With Cesario and Octavio of Love-Letters, Behn had begun to investigate absurd and tragic male heroism. In Oroonoko as in Bacon, she contemplated the admirable person deceived by himself and by worldly men, now quite unsuited to the modern age. Each has something of the swashbuckling quality of her early Cavalier rakes, but the type is no longer at ease in the world. More clearly than The Widdow Ranter, however, Oroonoko warned, celebrated and despaired of the man Behn had so long publicly supporte
d. In the story the hero, noble, sincere, heroic, and a little absurd, is no match for the cunning and brutal forces around him. While panegyric praised the royal family as if no dangers were nigh, then, Behn’s most famous short story functioned as a coded warning to King James of what might happen if he were not on his guard. Oroonoko, a richly evocative tale, is not straight allegory of course, and the fictional character of the slave prince is not simply a substitute for James, but the story is surely being informed by the impending political tragedy of an historical man. If James and his followers failed immediately to see the analogy, Behn made it clearer in the dedication: ‘Men of eminent Parts are as Exemplary as even Monarchs themselves...’ Tis by Comparison we can Judge and Chuse!’

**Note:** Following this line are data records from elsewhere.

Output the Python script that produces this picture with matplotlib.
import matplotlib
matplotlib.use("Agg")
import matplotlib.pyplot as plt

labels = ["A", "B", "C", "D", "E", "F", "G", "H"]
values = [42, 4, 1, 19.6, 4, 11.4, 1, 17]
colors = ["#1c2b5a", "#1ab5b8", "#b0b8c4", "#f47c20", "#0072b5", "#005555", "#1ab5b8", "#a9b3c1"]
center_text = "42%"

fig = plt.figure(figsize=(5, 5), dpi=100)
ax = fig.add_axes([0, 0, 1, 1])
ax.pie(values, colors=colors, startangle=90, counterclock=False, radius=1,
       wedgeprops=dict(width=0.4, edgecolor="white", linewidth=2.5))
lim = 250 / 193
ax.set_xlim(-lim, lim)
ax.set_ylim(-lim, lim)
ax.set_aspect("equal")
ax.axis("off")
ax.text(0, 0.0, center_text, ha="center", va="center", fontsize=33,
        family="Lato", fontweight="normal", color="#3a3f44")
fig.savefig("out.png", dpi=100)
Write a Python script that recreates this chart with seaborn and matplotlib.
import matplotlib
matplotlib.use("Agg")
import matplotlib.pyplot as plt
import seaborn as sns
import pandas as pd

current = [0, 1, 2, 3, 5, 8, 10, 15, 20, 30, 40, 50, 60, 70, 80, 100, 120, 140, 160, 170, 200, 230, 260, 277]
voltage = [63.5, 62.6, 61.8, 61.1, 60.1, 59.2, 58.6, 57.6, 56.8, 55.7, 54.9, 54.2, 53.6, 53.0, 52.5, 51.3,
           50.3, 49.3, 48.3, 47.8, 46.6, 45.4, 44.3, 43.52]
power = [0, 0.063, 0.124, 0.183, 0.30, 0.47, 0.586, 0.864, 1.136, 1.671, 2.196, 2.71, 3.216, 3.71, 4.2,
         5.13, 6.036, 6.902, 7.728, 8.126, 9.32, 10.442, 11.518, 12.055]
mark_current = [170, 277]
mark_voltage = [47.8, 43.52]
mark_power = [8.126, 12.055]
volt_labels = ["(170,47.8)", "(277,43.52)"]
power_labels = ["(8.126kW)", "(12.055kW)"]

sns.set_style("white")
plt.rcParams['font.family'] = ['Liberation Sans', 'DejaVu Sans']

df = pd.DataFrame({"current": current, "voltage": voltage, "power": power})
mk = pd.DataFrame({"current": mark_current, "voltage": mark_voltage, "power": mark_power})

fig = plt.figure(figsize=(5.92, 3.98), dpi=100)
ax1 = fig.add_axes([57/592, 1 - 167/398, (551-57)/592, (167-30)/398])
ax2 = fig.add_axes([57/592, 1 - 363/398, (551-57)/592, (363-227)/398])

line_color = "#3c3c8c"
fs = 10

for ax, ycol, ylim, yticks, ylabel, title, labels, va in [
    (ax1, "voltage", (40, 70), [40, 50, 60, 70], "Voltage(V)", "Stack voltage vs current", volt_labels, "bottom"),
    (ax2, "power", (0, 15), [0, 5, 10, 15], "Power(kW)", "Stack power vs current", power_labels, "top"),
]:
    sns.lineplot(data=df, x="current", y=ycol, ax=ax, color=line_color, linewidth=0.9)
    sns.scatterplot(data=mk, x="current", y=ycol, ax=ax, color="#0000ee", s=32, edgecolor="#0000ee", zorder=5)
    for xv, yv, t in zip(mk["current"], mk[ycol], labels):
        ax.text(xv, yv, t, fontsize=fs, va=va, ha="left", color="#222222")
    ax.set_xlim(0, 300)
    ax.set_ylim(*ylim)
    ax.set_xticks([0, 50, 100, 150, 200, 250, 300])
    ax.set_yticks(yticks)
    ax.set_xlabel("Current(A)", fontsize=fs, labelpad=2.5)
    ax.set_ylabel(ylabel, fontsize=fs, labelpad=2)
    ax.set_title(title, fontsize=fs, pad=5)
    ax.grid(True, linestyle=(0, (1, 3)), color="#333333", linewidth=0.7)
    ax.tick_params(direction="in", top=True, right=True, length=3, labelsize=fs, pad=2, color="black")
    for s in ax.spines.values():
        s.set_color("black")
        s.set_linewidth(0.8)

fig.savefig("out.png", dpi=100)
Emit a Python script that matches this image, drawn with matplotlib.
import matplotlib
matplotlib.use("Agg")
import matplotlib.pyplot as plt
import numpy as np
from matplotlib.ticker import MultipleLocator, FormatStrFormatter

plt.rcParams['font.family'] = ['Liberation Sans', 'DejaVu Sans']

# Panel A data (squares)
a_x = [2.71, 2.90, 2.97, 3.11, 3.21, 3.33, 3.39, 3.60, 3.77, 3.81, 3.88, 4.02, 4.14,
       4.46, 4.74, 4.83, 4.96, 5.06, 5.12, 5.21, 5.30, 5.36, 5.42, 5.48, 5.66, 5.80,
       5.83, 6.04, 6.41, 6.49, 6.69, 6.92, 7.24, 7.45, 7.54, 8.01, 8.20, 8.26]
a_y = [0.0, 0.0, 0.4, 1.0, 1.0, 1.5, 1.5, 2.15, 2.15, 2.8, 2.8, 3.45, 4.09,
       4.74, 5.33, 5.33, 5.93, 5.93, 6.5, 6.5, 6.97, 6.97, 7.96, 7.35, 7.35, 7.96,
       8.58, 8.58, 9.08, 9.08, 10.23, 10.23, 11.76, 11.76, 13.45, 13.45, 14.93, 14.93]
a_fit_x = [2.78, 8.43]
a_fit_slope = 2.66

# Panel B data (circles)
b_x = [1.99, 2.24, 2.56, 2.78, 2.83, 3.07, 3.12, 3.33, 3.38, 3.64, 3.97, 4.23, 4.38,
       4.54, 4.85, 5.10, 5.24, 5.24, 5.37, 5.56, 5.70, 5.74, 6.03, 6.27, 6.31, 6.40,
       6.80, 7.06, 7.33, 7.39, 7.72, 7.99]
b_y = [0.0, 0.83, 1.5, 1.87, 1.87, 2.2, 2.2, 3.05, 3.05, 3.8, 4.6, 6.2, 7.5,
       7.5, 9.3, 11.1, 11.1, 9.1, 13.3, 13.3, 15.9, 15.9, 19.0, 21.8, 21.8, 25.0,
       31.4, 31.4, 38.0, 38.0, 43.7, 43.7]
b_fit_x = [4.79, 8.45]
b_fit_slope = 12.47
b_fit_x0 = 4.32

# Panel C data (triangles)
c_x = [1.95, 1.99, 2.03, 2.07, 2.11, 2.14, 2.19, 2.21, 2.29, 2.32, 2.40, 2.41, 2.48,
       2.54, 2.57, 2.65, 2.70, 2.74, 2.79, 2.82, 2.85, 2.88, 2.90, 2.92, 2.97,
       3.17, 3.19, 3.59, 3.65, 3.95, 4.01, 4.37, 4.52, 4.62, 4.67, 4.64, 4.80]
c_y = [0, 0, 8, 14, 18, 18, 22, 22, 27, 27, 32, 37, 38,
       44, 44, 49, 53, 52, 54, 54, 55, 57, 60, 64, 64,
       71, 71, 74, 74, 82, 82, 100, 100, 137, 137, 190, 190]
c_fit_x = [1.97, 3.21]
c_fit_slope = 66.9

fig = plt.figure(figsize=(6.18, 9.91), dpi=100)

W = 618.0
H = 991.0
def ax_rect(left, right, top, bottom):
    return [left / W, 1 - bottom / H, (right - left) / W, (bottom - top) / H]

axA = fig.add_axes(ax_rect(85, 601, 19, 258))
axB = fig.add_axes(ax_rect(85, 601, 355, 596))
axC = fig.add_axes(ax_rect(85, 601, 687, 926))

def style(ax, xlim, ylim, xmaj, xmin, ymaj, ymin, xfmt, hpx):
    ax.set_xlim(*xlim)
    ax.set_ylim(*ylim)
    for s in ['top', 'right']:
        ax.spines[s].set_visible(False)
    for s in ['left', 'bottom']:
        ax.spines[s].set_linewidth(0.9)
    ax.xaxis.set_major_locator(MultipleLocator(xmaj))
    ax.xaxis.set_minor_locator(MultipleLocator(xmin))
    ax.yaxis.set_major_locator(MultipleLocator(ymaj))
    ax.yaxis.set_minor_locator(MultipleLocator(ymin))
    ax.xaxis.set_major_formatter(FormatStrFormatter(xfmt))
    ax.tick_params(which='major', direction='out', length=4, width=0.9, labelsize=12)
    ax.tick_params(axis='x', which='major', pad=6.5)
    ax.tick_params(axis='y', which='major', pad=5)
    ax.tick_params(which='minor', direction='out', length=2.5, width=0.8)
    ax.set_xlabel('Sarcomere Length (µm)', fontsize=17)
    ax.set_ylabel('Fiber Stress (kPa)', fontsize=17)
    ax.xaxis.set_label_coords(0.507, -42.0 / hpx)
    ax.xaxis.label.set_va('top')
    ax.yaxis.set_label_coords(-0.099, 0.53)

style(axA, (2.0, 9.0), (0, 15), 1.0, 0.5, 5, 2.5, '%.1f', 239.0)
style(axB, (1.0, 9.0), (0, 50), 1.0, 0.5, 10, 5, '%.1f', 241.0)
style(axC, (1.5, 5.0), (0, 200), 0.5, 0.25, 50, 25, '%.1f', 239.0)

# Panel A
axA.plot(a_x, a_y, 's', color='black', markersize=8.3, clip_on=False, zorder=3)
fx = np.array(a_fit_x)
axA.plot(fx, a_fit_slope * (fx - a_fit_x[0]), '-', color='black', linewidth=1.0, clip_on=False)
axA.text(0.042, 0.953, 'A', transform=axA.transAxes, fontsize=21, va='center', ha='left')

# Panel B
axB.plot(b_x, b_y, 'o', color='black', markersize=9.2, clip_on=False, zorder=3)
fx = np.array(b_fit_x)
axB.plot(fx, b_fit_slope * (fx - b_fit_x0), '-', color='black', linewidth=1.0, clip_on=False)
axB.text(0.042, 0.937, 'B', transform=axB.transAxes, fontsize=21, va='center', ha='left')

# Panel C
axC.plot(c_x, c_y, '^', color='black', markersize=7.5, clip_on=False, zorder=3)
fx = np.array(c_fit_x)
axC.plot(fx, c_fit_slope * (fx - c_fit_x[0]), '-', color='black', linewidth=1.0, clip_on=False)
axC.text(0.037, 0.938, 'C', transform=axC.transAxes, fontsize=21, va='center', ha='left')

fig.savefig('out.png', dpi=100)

There were many parallels between the black slave and the ‘black’ Stuart. First, James and Oroonoko, both called Caesar, speak the heroic language of Restoration drama, which Bacon had also used. It was a language suited mainly to the theatre and to a court where the King aspired to absolute distinction from his subjects—the sort of court which the Restoration fantasised in tales of Turkish sultans and African kings. Second, Oroonoko and James both mistimed magnanimity. The Happy Birth had taken up the theme which ran through many of the political works of the Stuart period, including Behn’s, of royal mercy or forgiveness. Certainly James should have forgiven the bishops before matters got out of hand and he had to arrest and try them. Forgiveness could also be inappropriate, however, and Charles I had reputedly fallen because of his indulgent forgiveness of his enemies. In Astrea Redux, just after the Restoration, Dryden praised the ‘mildness’ that Charles II had inherited from his father, but, by Absalom and Achitophel in the Popish Plot years, he was urging the King not to be foolishly and naïvely merciful. In her Coronation Ode, Behn had wanted James to grasp the reins of the unruly horse of the people. Now in Oroonoko she shows the political folly—as well as personal grandeur—of forgiveness. With Oroonoko she is warning James of the possible defection and treachery of those he had forgiven, men such as Lord Grey, to whom he had shown extraordinary clemency, and perhaps the Earl of Sunderland himself. Moreover, forgiveness betrayed could make a man run to the other extreme. Too forgiving when he had it in his power to harm, Oroonoko turned to threatening horrific vengeance on the colonists when powerless to inflict it.